The job is difficult. What makes it even more so is that no matter what my district does to improve, no matter how hard we work, the policies of the Ohio Department of Education and the dramatic cutbacks to public education have changed my job of educating at-risk kids from being “very difficult” to being “impossible.”
I have loved doing a job that has been very difficult. I am not, however, willing to do a job that has become impossible. That is why, although I will continue to serve at-risk kids and their families until the day I die, and although I will miss teaching, I am resigning my position as a third-grade teacher at Fairborn Primary School in the Fairborn City Schools district in Ohio.

Teacher: I’ve loved my ‘very difficult’ job. But now Ohio has made it ‘impossible.’

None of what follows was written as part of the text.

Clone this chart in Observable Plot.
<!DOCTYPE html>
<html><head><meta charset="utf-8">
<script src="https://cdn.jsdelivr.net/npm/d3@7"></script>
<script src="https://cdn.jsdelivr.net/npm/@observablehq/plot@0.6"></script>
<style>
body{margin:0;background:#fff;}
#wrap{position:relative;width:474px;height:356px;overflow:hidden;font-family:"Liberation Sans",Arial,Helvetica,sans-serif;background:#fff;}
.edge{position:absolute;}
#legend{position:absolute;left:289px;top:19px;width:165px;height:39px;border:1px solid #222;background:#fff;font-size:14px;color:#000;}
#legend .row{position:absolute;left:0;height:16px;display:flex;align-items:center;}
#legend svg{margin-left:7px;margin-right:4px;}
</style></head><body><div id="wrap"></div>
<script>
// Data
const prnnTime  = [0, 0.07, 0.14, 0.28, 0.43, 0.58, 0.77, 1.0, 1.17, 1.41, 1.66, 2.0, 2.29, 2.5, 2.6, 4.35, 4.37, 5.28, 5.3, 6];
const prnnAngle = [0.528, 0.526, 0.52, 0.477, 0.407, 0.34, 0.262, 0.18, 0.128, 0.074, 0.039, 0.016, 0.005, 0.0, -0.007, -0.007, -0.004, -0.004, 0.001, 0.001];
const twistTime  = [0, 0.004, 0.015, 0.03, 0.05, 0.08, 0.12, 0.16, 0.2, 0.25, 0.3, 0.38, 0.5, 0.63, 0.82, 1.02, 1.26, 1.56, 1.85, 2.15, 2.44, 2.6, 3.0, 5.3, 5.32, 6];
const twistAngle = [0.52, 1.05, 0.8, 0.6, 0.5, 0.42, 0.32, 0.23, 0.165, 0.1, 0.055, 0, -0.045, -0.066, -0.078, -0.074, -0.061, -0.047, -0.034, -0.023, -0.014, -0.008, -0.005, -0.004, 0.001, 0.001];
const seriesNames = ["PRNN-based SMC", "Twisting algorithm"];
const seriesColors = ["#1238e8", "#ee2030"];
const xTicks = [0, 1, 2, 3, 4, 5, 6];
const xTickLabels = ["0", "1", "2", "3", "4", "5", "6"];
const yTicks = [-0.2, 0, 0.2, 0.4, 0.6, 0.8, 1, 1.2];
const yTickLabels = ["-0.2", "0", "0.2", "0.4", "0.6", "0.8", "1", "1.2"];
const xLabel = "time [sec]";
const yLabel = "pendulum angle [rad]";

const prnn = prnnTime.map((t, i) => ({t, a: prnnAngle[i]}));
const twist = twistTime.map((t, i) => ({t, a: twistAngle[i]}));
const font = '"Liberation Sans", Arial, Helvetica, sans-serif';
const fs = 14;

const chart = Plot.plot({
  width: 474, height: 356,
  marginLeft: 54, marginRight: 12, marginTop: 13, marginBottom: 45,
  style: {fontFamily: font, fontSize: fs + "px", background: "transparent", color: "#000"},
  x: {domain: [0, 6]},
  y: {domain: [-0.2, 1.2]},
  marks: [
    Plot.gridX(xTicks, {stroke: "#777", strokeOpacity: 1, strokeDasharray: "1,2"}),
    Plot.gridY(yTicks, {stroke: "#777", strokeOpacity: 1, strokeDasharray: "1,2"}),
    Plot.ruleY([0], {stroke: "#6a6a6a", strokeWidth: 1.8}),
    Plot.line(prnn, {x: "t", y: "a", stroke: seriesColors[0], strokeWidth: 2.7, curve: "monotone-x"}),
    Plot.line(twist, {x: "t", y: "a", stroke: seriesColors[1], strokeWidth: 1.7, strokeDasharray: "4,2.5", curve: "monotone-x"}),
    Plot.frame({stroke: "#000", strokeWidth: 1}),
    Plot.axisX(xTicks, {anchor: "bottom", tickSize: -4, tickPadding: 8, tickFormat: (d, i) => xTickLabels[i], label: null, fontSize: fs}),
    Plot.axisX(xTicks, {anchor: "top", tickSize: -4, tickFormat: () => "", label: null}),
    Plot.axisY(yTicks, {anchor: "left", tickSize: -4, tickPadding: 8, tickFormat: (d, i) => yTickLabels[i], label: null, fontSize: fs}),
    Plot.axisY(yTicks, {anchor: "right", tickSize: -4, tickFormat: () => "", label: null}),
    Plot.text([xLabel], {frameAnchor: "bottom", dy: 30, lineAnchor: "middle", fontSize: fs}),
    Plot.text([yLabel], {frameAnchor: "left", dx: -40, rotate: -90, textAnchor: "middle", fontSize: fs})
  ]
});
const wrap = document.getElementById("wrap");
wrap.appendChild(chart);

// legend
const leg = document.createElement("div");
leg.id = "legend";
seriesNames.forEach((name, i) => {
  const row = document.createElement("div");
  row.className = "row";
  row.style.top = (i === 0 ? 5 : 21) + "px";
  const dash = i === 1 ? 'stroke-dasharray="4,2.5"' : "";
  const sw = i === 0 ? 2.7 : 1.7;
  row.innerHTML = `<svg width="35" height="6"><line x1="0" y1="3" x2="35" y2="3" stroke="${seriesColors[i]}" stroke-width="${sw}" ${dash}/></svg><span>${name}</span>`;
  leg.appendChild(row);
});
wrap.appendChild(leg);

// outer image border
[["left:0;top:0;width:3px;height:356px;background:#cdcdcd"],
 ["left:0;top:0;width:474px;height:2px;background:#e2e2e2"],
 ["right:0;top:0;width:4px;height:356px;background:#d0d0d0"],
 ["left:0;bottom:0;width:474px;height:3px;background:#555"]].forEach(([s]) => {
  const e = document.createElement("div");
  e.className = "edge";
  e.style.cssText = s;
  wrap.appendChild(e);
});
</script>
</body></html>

Here is a comment from the Ohio Education Department:

Ohio remains committed to building a system of strong accountability in our state – one that ensures the community school evaluation system is clear, transparent and consistent with rule and law. Ohio and our children are stronger thanks to new reforms in Ohio’s charter school law (HB 2) which make sure that all schools are held accountable. Ohio’s state superintendent was tough on charters over the past several years and these new reforms give the Department of Education better tools to help ensure students have access to a high-quality education. The state superintendent also commissioned an Independent Advisory Panel to make recommendations for a comprehensive evaluation system for community school sponsors to assist the department in its oversight of sponsors and to improve the quality of sponsor practices. The Panel members made recommendations to the state superintendent in December 2015, which have all been adopted by the department.
As far as the USDOE response letter (with the number of schools changing) Ohio chose to use the newly implemented state definition which is a more rigorous criteria than the federal definition – as we explained in this letter.